======== DATA FOR THIS EXERCISE
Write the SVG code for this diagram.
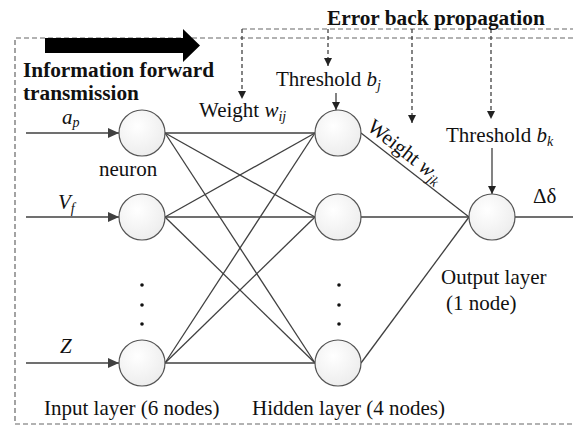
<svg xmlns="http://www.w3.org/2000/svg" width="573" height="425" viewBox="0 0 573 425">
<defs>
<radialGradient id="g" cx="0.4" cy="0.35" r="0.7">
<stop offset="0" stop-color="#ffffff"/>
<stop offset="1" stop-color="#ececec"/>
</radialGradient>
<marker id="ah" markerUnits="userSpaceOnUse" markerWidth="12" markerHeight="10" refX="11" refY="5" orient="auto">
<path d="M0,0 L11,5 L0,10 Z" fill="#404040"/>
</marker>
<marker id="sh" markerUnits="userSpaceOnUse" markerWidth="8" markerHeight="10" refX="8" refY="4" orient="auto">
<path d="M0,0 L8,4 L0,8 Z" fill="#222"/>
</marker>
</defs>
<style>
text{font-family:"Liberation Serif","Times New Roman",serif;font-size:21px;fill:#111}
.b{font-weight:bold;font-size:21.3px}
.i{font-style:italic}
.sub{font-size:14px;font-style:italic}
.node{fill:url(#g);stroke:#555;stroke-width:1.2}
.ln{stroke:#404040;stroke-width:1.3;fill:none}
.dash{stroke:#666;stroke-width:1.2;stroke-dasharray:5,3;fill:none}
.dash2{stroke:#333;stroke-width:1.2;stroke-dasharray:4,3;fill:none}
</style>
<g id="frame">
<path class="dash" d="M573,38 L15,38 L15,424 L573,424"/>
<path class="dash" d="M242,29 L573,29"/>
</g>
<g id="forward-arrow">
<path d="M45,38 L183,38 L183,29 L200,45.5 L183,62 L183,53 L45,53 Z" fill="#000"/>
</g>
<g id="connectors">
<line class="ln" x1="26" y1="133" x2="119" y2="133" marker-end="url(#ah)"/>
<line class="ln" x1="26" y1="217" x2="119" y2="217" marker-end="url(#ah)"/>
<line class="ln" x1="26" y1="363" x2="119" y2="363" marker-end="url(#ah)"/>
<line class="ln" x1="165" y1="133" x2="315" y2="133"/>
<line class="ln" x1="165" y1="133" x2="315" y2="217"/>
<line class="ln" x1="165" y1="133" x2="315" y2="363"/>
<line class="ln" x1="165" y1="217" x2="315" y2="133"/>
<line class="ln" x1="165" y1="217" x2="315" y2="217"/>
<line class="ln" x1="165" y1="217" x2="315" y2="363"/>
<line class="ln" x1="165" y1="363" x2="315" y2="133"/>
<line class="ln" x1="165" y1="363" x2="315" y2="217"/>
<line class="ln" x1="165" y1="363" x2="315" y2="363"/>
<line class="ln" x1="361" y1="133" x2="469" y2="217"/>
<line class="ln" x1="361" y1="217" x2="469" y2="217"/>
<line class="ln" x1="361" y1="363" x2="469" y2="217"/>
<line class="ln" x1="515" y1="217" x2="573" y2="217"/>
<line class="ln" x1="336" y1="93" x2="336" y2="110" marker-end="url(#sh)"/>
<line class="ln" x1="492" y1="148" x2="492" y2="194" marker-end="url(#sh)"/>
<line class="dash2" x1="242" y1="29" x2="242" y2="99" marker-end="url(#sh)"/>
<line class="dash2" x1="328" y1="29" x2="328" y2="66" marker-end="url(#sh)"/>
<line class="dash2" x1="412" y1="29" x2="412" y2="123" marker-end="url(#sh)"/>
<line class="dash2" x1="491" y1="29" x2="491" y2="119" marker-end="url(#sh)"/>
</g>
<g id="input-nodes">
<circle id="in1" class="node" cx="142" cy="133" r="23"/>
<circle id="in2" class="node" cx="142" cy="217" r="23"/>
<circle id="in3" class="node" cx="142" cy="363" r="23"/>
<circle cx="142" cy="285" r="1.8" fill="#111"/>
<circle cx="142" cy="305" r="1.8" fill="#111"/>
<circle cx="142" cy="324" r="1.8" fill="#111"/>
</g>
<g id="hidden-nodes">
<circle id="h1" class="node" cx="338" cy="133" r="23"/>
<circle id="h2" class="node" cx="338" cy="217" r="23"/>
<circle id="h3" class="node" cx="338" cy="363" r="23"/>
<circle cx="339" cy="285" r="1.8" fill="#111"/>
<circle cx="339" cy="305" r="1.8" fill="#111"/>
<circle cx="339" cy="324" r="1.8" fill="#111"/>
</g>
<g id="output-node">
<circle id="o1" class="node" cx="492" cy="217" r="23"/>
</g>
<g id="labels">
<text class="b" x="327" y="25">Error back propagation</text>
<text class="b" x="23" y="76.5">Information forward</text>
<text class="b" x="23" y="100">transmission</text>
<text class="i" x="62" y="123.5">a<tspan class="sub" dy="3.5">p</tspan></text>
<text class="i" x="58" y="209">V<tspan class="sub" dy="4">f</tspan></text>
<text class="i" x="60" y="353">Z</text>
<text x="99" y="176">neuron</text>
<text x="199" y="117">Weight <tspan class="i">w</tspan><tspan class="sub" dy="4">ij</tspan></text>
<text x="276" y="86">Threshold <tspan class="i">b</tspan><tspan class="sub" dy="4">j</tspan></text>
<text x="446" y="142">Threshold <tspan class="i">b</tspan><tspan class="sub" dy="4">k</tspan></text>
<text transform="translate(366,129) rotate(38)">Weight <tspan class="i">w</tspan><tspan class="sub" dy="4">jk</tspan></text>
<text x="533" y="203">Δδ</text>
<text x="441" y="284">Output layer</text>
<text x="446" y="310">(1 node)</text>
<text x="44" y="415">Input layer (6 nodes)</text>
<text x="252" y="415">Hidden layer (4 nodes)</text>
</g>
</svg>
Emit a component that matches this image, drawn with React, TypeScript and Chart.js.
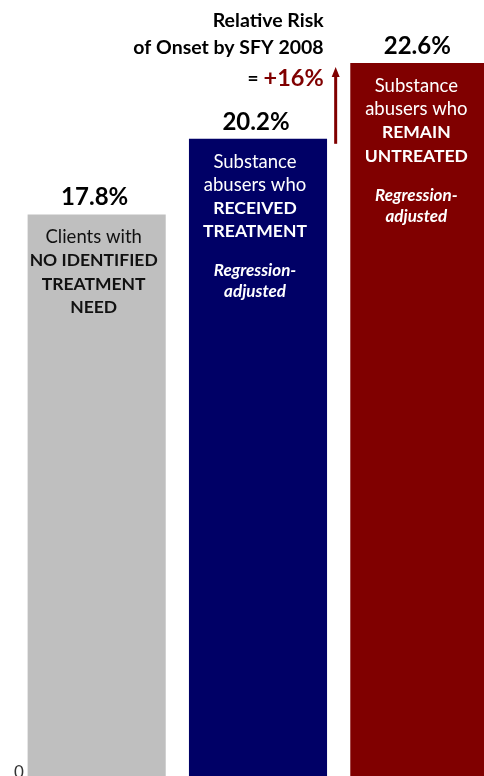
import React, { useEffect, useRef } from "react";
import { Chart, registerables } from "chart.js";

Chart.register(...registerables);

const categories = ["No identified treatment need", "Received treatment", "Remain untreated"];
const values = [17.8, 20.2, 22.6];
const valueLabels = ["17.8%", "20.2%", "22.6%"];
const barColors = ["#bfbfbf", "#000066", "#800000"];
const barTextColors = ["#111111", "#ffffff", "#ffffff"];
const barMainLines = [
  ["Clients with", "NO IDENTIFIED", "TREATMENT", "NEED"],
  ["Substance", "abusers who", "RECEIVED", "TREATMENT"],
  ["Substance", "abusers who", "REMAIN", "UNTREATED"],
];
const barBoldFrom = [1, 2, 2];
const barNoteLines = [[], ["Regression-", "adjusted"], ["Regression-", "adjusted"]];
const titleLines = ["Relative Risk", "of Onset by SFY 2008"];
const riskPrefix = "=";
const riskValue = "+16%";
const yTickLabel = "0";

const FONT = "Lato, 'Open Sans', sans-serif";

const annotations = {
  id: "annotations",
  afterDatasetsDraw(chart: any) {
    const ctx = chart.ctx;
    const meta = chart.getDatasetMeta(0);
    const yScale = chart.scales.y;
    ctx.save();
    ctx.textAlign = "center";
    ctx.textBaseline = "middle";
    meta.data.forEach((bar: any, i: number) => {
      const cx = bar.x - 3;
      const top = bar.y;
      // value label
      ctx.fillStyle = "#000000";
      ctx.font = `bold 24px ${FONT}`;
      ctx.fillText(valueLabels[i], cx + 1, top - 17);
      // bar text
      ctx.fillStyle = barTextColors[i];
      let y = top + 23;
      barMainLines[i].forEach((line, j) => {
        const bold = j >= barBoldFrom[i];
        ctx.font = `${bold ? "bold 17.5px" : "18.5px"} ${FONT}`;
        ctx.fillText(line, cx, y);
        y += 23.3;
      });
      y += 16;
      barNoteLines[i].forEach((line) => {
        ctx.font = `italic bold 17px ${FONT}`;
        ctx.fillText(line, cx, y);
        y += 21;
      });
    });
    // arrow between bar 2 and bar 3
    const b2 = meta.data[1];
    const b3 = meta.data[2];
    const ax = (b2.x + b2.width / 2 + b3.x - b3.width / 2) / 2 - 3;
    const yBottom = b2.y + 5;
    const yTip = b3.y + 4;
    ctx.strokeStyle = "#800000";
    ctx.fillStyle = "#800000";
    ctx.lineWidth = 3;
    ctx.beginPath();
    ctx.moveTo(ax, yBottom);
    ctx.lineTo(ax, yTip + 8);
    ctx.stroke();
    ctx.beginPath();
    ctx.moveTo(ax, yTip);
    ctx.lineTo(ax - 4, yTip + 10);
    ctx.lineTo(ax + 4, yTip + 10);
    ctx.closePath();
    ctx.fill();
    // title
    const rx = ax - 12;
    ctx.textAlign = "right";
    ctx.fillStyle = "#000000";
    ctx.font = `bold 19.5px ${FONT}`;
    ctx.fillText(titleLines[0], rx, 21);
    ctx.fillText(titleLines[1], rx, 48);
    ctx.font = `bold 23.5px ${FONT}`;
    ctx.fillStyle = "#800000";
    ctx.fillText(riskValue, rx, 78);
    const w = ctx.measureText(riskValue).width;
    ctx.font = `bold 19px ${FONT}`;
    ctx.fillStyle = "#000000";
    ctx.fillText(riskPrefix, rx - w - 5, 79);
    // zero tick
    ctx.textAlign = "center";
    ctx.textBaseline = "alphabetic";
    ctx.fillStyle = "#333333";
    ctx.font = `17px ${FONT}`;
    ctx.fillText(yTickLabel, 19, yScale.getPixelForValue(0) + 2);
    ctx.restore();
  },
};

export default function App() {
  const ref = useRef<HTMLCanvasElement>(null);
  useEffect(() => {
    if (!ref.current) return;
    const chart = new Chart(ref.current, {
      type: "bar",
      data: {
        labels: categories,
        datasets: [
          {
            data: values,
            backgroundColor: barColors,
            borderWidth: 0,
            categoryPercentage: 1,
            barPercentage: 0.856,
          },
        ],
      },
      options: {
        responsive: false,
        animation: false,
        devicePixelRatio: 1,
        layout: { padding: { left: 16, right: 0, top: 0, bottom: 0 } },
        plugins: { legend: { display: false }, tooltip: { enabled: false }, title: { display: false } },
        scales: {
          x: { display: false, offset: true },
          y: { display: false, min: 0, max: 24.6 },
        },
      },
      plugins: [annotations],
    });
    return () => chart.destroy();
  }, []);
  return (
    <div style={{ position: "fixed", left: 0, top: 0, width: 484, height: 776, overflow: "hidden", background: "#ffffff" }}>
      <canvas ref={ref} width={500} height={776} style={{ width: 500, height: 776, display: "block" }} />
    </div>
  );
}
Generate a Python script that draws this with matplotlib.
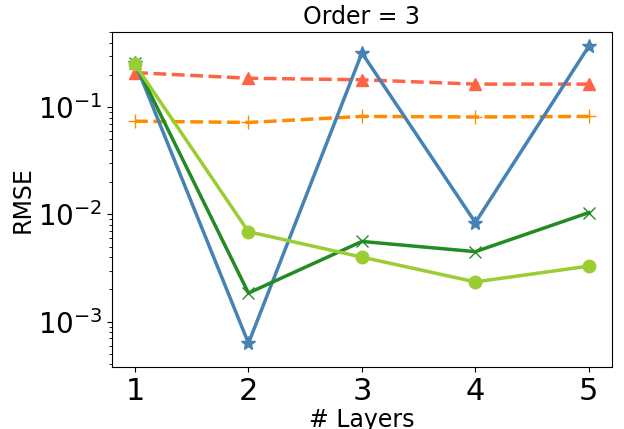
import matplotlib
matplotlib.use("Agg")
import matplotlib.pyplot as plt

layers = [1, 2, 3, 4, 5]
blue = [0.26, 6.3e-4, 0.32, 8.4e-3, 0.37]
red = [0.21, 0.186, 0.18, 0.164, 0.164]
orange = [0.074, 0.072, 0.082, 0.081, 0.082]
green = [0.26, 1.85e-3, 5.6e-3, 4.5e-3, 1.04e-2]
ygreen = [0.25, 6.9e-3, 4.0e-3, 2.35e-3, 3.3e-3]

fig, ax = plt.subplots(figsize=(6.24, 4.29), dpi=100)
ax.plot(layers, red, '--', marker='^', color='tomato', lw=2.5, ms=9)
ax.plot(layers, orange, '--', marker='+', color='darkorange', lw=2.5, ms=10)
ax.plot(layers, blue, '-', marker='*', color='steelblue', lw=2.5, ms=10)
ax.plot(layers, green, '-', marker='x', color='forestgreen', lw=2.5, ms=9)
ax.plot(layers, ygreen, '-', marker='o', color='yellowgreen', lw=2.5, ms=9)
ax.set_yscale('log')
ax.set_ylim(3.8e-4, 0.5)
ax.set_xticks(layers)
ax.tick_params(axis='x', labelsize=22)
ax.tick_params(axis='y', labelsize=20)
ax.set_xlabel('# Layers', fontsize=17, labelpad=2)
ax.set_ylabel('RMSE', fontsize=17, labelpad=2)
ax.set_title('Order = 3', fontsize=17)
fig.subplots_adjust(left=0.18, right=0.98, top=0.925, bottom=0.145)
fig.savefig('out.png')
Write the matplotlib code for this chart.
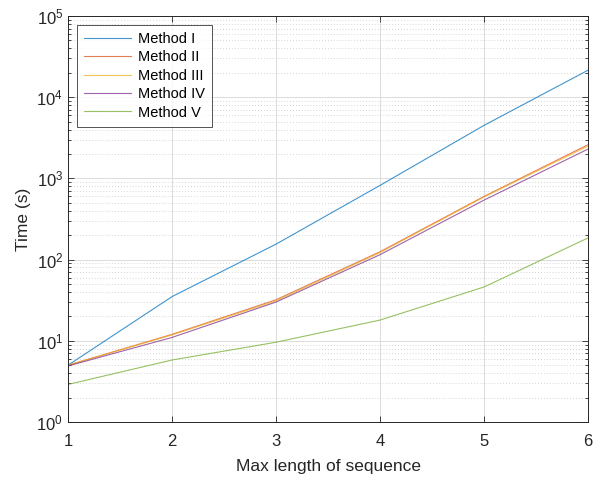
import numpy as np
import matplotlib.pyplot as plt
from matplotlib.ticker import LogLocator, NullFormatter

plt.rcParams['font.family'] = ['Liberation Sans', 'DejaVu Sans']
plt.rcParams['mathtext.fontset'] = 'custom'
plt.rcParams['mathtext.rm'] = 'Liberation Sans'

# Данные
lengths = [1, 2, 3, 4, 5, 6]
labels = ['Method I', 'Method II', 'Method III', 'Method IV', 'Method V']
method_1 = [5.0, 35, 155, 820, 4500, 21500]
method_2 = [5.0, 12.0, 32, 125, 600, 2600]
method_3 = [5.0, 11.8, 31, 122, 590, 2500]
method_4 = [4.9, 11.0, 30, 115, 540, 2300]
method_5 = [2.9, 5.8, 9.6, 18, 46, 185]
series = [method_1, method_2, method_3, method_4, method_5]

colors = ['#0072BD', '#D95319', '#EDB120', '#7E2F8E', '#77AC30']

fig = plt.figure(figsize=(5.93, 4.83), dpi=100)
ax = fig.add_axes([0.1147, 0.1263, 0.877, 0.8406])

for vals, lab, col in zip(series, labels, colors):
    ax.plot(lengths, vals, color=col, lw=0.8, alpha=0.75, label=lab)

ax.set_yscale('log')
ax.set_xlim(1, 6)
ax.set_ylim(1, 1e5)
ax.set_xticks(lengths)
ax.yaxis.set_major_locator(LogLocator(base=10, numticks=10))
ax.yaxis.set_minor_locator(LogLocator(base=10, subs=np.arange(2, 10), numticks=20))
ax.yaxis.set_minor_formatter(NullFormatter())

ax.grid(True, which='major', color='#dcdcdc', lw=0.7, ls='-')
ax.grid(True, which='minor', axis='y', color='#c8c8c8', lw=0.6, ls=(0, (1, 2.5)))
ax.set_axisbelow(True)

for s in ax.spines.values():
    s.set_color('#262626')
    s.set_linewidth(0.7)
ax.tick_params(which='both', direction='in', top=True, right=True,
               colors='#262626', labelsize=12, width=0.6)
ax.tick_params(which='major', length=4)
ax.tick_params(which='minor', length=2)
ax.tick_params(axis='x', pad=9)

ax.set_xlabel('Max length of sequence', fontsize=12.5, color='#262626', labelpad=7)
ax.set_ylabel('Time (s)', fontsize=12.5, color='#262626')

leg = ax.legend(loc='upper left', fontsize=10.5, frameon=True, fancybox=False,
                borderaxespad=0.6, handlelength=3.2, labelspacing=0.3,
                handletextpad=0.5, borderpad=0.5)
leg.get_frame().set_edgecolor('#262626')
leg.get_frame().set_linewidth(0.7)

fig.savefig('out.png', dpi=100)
================
**WHAT IS ASKED:**
All lines above with "Write" in them should be returned.

**IN RESPONSE:**
Write the SVG code for this diagram.
Write the matplotlib code for this chart.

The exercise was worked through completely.